The problem
Can you write out all the lines word for word, with no pictures?
--- start ---
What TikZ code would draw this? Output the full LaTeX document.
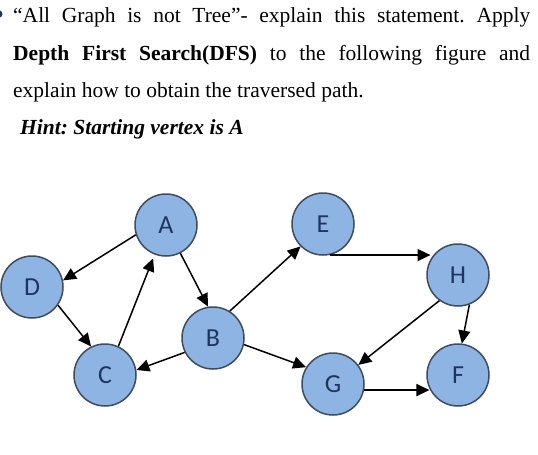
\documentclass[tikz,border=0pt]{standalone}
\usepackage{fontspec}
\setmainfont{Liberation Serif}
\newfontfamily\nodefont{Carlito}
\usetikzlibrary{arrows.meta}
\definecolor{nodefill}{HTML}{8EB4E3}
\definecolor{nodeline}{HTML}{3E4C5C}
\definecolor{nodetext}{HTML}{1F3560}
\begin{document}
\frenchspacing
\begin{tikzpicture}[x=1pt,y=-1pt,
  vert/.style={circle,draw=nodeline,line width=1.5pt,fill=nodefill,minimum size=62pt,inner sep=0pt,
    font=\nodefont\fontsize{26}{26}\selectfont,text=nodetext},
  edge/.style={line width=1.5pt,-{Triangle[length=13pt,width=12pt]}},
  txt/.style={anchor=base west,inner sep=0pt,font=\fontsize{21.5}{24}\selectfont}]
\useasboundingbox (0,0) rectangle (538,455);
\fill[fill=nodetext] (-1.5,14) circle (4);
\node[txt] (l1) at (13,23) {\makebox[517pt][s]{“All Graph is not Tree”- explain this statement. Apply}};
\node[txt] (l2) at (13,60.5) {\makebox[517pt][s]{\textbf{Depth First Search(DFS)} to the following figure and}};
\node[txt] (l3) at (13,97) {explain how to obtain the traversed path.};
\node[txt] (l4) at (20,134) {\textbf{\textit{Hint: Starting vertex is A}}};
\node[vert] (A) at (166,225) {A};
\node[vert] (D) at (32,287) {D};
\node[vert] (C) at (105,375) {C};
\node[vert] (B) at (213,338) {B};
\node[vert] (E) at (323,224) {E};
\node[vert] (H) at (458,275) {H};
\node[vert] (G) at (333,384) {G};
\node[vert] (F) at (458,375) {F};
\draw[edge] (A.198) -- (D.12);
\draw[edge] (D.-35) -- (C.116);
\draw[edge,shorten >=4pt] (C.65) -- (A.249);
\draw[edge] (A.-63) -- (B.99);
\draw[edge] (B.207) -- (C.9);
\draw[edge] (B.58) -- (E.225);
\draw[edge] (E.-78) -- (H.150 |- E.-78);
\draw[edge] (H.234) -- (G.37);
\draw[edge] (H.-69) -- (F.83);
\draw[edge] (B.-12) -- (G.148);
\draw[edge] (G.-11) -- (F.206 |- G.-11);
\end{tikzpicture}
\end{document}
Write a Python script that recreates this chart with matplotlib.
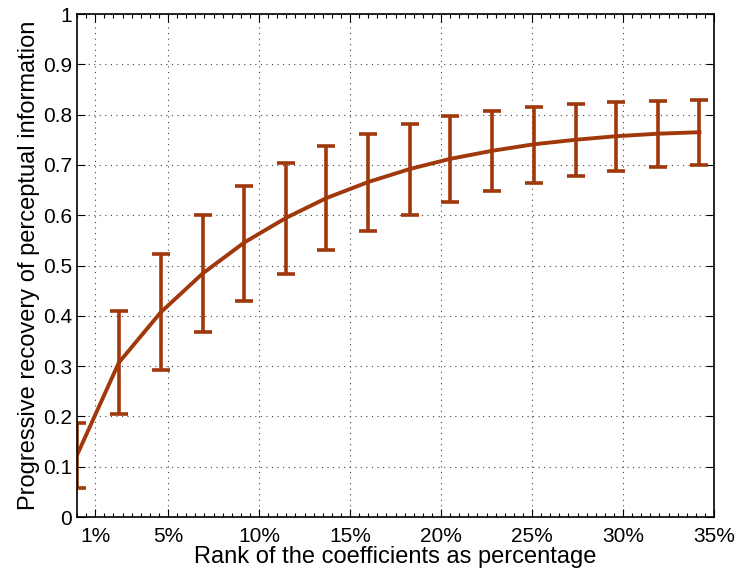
--- end ---
Solution for this problem
What TikZ code would draw this? Output the full LaTeX document.
\documentclass[tikz,border=0pt]{standalone}
\usepackage{fontspec}
\setmainfont{Liberation Serif}
\newfontfamily\nodefont{Carlito}
\usetikzlibrary{arrows.meta}
\definecolor{nodefill}{HTML}{8EB4E3}
\definecolor{nodeline}{HTML}{3E4C5C}
\definecolor{nodetext}{HTML}{1F3560}
\begin{document}
\frenchspacing
\begin{tikzpicture}[x=1pt,y=-1pt,
  vert/.style={circle,draw=nodeline,line width=1.5pt,fill=nodefill,minimum size=62pt,inner sep=0pt,
    font=\nodefont\fontsize{26}{26}\selectfont,text=nodetext},
  edge/.style={line width=1.5pt,-{Triangle[length=13pt,width=12pt]}},
  txt/.style={anchor=base west,inner sep=0pt,font=\fontsize{21.5}{24}\selectfont}]
\useasboundingbox (0,0) rectangle (538,455);
\fill[fill=nodetext] (-1.5,14) circle (4);
\node[txt] (l1) at (13,23) {\makebox[517pt][s]{“All Graph is not Tree”- explain this statement. Apply}};
\node[txt] (l2) at (13,60.5) {\makebox[517pt][s]{\textbf{Depth First Search(DFS)} to the following figure and}};
\node[txt] (l3) at (13,97) {explain how to obtain the traversed path.};
\node[txt] (l4) at (20,134) {\textbf{\textit{Hint: Starting vertex is A}}};
\node[vert] (A) at (166,225) {A};
\node[vert] (D) at (32,287) {D};
\node[vert] (C) at (105,375) {C};
\node[vert] (B) at (213,338) {B};
\node[vert] (E) at (323,224) {E};
\node[vert] (H) at (458,275) {H};
\node[vert] (G) at (333,384) {G};
\node[vert] (F) at (458,375) {F};
\draw[edge] (A.198) -- (D.12);
\draw[edge] (D.-35) -- (C.116);
\draw[edge,shorten >=4pt] (C.65) -- (A.249);
\draw[edge] (A.-63) -- (B.99);
\draw[edge] (B.207) -- (C.9);
\draw[edge] (B.58) -- (E.225);
\draw[edge] (E.-78) -- (H.150 |- E.-78);
\draw[edge] (H.234) -- (G.37);
\draw[edge] (H.-69) -- (F.83);
\draw[edge] (B.-12) -- (G.148);
\draw[edge] (G.-11) -- (F.206 |- G.-11);
\end{tikzpicture}
\end{document}
Write a Python script that recreates this chart with matplotlib.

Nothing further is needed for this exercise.